- _Aim of the task_
The required output is the block of lines from the line with "Output the web" to the line with "const data = categories.map((c, i)", endpoints included and pictures omitted.
:: Exercise materials
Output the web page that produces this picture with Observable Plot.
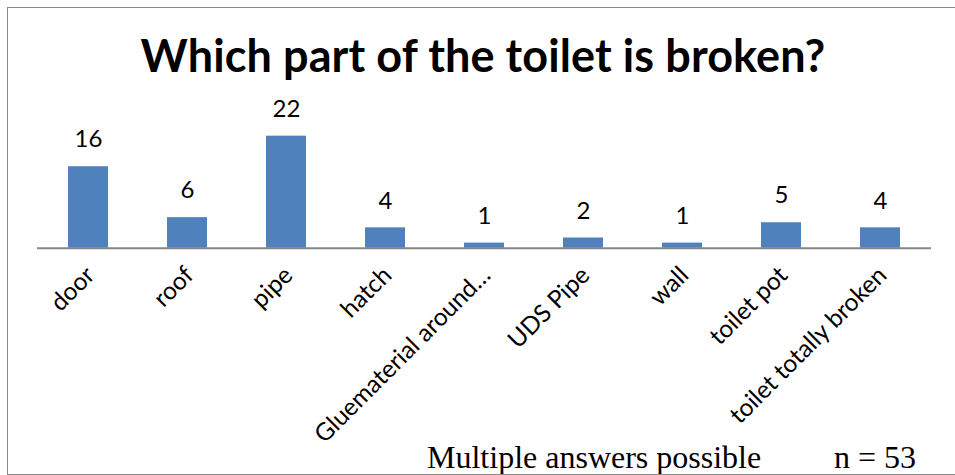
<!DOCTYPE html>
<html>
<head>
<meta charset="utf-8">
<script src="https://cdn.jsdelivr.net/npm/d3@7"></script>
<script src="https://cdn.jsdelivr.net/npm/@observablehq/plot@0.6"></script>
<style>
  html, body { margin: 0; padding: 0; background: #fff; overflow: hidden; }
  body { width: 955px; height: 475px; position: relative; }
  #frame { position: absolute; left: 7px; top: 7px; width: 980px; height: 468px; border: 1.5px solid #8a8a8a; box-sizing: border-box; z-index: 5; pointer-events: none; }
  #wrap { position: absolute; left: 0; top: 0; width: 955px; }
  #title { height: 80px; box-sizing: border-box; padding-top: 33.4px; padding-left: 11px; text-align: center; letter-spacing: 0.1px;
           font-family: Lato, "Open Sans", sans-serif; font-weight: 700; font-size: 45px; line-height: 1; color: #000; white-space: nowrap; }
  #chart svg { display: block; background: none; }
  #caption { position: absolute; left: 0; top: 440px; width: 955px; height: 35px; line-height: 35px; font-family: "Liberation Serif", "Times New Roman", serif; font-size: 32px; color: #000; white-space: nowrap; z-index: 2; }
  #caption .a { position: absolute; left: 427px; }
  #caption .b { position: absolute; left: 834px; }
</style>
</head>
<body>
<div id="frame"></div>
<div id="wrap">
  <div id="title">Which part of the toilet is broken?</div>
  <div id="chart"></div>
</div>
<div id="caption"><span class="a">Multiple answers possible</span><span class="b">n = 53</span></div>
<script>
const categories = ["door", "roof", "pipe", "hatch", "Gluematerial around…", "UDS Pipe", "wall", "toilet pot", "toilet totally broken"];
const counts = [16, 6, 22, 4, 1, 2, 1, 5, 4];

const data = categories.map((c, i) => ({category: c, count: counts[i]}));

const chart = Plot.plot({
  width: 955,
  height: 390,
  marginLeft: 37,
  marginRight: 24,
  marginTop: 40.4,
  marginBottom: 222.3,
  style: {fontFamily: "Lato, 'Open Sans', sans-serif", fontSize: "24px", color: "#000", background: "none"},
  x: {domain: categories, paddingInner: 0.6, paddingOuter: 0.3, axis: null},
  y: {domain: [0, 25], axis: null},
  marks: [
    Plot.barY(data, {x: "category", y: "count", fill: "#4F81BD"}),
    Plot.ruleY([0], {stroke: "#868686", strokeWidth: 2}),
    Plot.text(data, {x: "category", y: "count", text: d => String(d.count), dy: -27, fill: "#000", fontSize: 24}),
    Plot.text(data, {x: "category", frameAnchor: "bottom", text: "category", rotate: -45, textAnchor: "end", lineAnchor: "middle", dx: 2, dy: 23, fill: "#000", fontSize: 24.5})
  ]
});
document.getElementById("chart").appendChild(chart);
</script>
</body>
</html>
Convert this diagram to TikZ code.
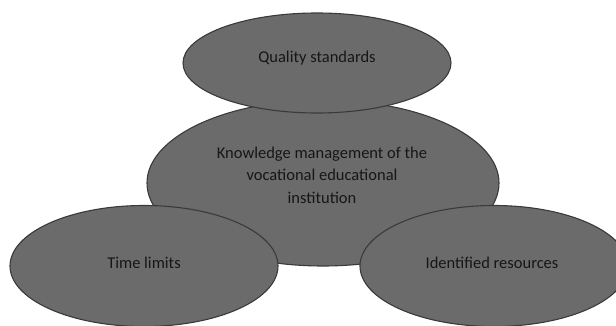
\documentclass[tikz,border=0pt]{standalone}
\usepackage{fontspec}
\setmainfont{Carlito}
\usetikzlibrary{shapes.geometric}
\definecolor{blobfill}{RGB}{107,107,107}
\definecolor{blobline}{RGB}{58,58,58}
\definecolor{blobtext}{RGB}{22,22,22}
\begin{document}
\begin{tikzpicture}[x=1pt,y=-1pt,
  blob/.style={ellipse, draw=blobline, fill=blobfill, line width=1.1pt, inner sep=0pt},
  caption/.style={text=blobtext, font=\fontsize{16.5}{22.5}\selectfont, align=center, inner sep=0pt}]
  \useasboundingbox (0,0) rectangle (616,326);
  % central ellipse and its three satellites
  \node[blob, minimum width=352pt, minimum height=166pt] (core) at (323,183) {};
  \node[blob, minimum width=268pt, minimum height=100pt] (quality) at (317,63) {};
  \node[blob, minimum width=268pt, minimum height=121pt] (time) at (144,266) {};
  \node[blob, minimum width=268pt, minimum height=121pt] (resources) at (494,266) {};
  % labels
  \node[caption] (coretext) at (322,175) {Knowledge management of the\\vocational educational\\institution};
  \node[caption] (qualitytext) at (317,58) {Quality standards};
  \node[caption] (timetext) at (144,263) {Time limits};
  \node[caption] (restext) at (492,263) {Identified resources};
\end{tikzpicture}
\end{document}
::::
:: Exercise materials
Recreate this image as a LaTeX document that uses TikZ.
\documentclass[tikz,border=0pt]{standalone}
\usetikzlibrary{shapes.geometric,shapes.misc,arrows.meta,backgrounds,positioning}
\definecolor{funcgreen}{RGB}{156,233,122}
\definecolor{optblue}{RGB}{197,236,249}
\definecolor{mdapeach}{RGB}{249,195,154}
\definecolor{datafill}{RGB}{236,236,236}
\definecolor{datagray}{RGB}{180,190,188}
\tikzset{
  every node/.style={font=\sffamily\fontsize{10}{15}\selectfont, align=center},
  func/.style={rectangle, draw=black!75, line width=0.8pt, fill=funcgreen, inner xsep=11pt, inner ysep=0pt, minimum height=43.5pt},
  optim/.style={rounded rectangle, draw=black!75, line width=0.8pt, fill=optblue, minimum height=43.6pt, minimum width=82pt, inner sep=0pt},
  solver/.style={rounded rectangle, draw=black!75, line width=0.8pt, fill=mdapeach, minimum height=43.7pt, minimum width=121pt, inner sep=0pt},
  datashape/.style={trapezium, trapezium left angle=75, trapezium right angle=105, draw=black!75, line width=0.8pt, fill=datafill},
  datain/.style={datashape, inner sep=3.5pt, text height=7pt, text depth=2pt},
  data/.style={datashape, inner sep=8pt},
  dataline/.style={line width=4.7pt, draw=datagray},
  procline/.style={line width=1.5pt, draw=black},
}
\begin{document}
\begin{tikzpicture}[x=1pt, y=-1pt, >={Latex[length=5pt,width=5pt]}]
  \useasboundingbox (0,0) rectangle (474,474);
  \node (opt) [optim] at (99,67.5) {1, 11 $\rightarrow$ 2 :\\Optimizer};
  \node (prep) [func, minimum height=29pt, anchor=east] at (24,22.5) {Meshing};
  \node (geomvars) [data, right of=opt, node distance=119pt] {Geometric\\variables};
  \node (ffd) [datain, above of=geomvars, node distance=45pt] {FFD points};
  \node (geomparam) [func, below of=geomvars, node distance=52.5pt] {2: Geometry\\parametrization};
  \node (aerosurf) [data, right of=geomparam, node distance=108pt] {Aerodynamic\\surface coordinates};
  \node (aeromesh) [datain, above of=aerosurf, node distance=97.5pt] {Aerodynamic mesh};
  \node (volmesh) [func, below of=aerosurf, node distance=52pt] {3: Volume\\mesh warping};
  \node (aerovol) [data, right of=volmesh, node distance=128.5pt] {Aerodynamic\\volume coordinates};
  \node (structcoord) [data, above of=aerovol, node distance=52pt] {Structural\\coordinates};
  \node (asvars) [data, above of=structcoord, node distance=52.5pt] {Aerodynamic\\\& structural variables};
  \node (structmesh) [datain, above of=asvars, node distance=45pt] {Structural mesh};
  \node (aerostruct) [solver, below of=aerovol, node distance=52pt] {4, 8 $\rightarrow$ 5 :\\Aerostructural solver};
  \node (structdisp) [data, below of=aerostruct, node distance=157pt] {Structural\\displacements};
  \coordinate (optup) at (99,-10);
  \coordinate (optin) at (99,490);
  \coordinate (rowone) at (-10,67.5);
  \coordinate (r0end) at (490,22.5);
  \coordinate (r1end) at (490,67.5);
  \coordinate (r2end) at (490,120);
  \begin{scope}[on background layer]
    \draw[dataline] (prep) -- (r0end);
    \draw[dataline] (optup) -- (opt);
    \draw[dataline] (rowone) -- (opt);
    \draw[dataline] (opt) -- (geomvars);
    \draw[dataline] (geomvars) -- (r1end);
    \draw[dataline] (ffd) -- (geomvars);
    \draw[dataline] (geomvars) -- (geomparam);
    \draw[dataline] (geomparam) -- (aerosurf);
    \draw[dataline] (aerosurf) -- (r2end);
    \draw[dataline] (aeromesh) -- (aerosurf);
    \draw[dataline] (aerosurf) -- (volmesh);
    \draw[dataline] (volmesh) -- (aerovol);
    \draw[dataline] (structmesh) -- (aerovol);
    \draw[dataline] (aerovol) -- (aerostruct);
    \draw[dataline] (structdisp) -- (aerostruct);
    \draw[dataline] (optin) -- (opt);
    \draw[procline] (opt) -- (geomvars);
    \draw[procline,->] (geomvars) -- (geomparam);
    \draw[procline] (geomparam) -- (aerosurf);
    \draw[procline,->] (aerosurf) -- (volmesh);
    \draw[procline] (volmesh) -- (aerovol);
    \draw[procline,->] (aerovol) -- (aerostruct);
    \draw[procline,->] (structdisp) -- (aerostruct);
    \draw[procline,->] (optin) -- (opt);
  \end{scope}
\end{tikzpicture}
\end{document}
::::
- _Answer to this task_
Output the web page that produces this picture with Observable Plot.
<!DOCTYPE html>
<html>
<head>
<meta charset="utf-8">
<script src="https://cdn.jsdelivr.net/npm/d3@7"></script>
<script src="https://cdn.jsdelivr.net/npm/@observablehq/plot@0.6"></script>
<style>
  html, body { margin: 0; padding: 0; background: #fff; overflow: hidden; }
  body { width: 955px; height: 475px; position: relative; }
  #frame { position: absolute; left: 7px; top: 7px; width: 980px; height: 468px; border: 1.5px solid #8a8a8a; box-sizing: border-box; z-index: 5; pointer-events: none; }
  #wrap { position: absolute; left: 0; top: 0; width: 955px; }
  #title { height: 80px; box-sizing: border-box; padding-top: 33.4px; padding-left: 11px; text-align: center; letter-spacing: 0.1px;
           font-family: Lato, "Open Sans", sans-serif; font-weight: 700; font-size: 45px; line-height: 1; color: #000; white-space: nowrap; }
  #chart svg { display: block; background: none; }
  #caption { position: absolute; left: 0; top: 440px; width: 955px; height: 35px; line-height: 35px; font-family: "Liberation Serif", "Times New Roman", serif; font-size: 32px; color: #000; white-space: nowrap; z-index: 2; }
  #caption .a { position: absolute; left: 427px; }
  #caption .b { position: absolute; left: 834px; }
</style>
</head>
<body>
<div id="frame"></div>
<div id="wrap">
  <div id="title">Which part of the toilet is broken?</div>
  <div id="chart"></div>
</div>
<div id="caption"><span class="a">Multiple answers possible</span><span class="b">n = 53</span></div>
<script>
const categories = ["door", "roof", "pipe", "hatch", "Gluematerial around…", "UDS Pipe", "wall", "toilet pot", "toilet totally broken"];
const counts = [16, 6, 22, 4, 1, 2, 1, 5, 4];

const data = categories.map((c, i) => ({category: c, count: counts[i]}));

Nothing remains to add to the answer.